Не раз указывалось на перекличку русских футуристов с немецкими экспрессионистами. В 1912 г., почти одновременно с «Пощечиной общественному вкусу», в Германии выходит первая антология новой экспрессионистической поэзии «Кондор». Позднее, в 1923 г., Луначарский скажет: «Из всех русских поэтов-футуристов, которые к экспрессионизму довольно близки вообще, Маяковский наиболее к ним близок...»

Экспрессионисты провозглашают освобождение от «материальных волн и веяний натурализма», разрыв с принципом отражения природы,

реальной действительности: «Воля к художественному творчеству, черпающему формы исключительно из души художника, искусство, живущее верою, что человеку присущи тайные силы и лишь они творят мир, — это и есть содержание экспрессионизма» (Юлиус Баб. «Экспрессионистическая драма»).

Однако в лучших работах экспрессионистов — особенно если говорить о живописи и графике — нарушение привычных пропорций, гротесковый сдвиг, кричащая гипербола служат не столько прорыву к тайным сущностям, сколько к выявлению разительных и горьких контрастов самой действительности.

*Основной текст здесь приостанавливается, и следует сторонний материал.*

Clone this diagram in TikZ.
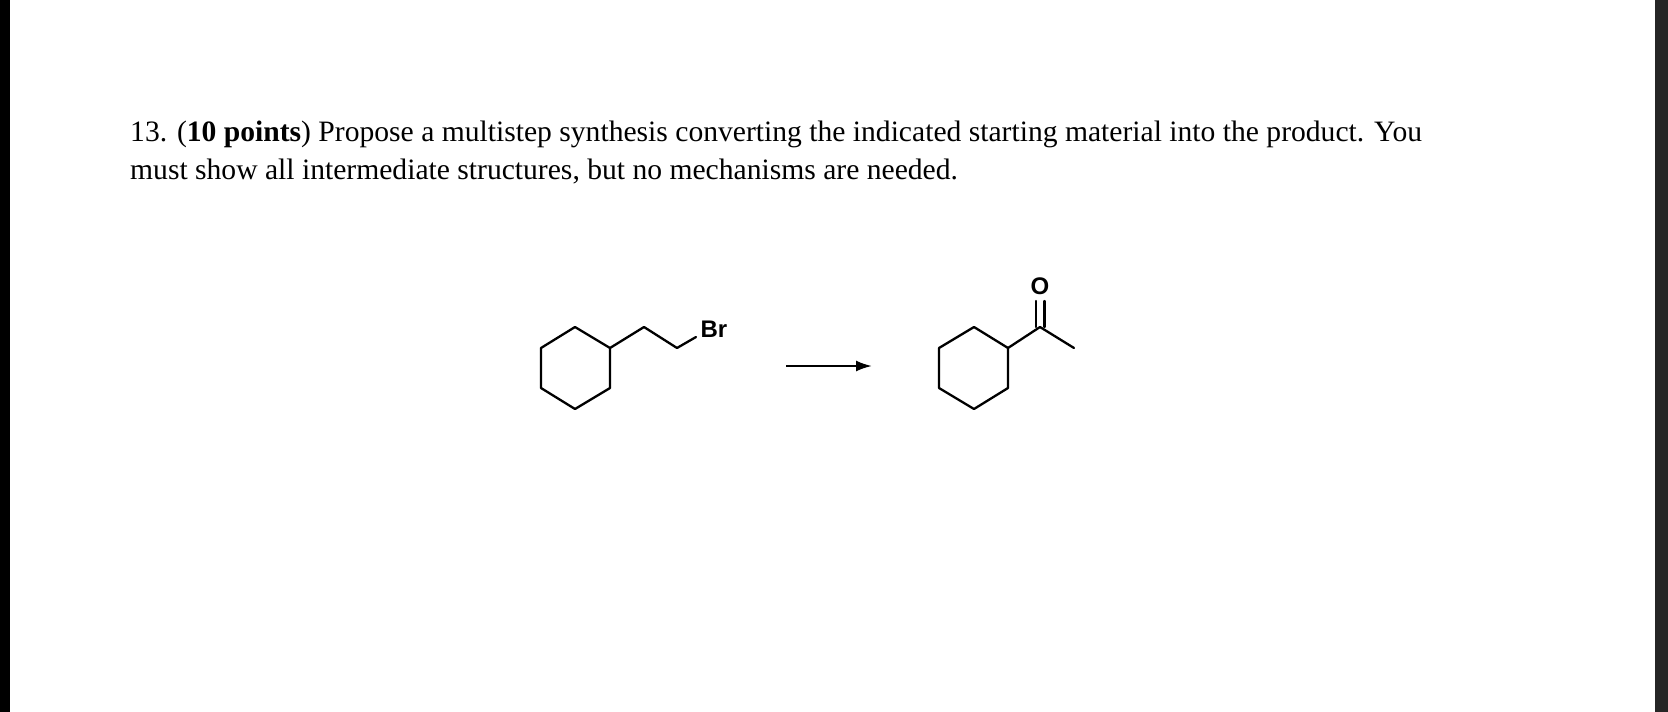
\documentclass[tikz,border=0pt]{standalone}
\usepackage{fontspec}
\usetikzlibrary{arrows.meta}
\setmainfont{Liberation Serif}
\newfontfamily\chemfont{Liberation Sans}
\begin{document}
\begin{tikzpicture}[x=1pt,y=-1pt,bond/.style={line width=2.3pt,line join=round,line cap=round},
  atom/.style={inner sep=0,font=\chemfont\bfseries\fontsize{24}{24}\selectfont},
  body/.style={anchor=base west,inner sep=0,font=\fontsize{29.6}{38}\selectfont}]
\useasboundingbox (0,0) rectangle (1668,712);
\fill[black] (0,0) rectangle (10,712);
\fill[black!85] (1655,0) rectangle (1668,712);
\node[body] (t1) at (130,141) {13. (\textbf{10 points}) Propose a multistep synthesis converting the indicated starting material into the product. You};
\node[body] (t2) at (130,179) {must show all intermediate structures, but no mechanisms are needed.};
% starting material
\draw[bond] (575,327) -- (610,348) -- (610,388) -- (575,409) -- (541,388) -- (541,348) -- cycle;
\node[atom] (br) at (714,329) {Br};
\draw[bond] (610,348) -- (644,327) -- (677,348) -- (696,337);
% arrow
\coordinate (a1) at (786,366);
\coordinate (a2) at (872,366);
\draw[line width=2.2pt,-{Latex[length=16pt,width=11pt]}] (a1) -- (a2);
% product
\draw[bond] (974,327) -- (1008,348) -- (1008,388) -- (974,409) -- (939,388) -- (939,348) -- cycle;
\node[atom] (o) at (1040,286) {O};
\draw[bond] (1008,348) -- (1040,327) -- (1074,348);
\draw[bond] (1036,327) -- (1036,301);
\draw[bond] (1044.5,327) -- (1044.5,301);
\end{tikzpicture}
\end{document}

В этом свете не кажется случайным интерес Маяковского к Г. Гроссу, художнику-сатирику, тесно связанному с экспрессионистами.

Русский футуризм возникает в годы после поражения революции 1905 г., развивается в условиях первой мировой войны и надвигающегося социального переворота. Объективно это течение отразило историческую изжитость старого мира, устремление к новому, небывалому «летосчислению»; явилось формой перехода «левого» русского искусства от анархического бунта против «всяческого старья» к борьбе с буржуазным строем. В произведениях крупнейших поэтов-футуристов (Маяковский, Хлебников, Асеев) защита крайнего своеволия художника, теория «самовитого» слова сменяются представлением: «Нам слово нужно для жизни. Мы не признаем бесполезного искусства» (Маяковский).